> [RECORD SET]:

[BEGIN]

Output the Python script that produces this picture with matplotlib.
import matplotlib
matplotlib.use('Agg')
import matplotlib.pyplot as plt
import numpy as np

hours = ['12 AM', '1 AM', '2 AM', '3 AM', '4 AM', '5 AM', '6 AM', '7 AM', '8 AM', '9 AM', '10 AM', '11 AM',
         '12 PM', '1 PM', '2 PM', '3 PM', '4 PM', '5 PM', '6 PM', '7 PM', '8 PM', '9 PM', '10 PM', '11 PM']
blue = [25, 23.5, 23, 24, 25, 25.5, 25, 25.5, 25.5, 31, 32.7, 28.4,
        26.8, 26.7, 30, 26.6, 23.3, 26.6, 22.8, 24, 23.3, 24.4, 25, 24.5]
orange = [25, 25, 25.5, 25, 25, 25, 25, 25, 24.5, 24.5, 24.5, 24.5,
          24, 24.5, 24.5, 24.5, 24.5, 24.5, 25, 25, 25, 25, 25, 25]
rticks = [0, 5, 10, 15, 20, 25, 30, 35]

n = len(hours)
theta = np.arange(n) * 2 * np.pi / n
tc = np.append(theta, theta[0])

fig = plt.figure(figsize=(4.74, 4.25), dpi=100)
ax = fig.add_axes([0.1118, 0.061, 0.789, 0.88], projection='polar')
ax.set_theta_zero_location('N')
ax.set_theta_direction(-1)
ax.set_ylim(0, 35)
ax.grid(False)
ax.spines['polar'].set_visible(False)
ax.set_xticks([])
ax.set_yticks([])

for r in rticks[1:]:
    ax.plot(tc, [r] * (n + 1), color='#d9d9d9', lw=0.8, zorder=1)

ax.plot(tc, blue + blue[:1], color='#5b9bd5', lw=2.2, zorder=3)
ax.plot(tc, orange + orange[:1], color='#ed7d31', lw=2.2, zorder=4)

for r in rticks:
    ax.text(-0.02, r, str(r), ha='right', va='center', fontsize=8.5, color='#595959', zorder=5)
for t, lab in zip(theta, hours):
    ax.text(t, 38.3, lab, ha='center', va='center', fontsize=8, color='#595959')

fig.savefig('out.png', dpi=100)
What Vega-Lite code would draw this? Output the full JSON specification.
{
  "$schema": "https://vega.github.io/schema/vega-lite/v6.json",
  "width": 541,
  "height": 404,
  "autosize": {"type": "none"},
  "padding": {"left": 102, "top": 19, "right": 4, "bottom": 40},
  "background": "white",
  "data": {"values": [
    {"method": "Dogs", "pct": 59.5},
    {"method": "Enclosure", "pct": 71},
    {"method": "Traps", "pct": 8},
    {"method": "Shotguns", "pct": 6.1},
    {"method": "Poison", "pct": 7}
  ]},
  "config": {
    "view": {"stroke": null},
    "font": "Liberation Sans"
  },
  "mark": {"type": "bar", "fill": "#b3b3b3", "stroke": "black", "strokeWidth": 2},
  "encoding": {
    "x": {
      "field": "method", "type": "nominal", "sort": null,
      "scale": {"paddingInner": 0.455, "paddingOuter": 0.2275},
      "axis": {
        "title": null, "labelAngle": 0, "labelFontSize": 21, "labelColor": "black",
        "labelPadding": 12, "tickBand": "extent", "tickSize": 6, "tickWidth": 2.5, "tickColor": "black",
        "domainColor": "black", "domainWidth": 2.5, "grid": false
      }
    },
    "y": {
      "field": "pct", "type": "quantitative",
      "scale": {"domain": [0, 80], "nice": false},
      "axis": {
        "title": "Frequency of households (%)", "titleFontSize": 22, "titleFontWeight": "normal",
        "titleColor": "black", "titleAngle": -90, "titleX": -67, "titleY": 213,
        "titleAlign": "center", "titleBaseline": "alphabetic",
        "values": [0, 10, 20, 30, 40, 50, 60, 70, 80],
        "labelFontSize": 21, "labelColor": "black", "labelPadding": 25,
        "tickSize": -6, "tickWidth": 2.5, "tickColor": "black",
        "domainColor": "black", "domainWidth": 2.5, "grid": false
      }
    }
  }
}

[END]
[BEGIN]

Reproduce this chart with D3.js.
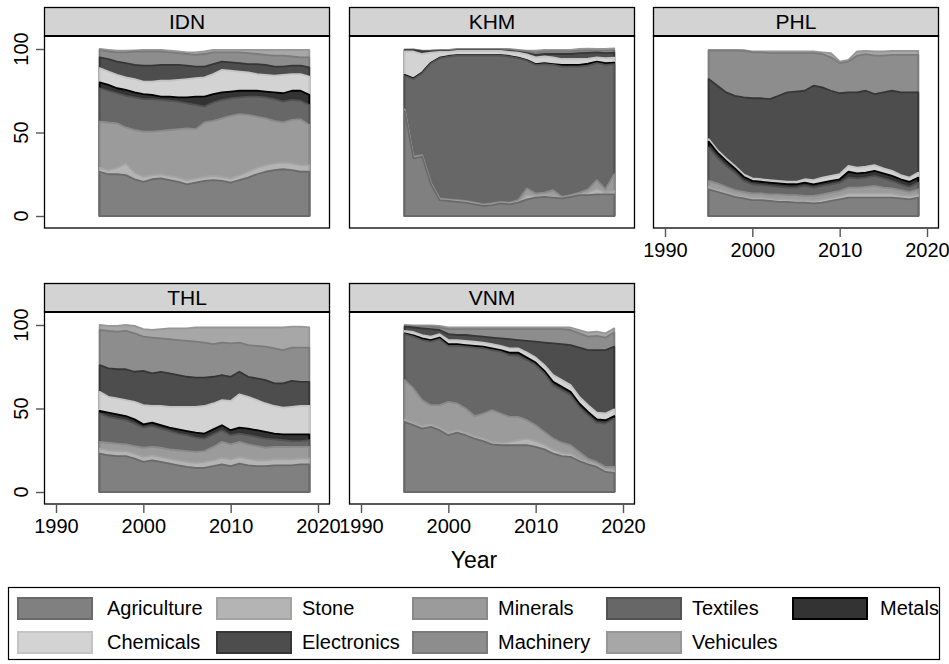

[END]

> [GOAL]: In the listing above, how many lines hold the word "with"? Give the number and nothing more.

> [TASK SOLUTION]: 2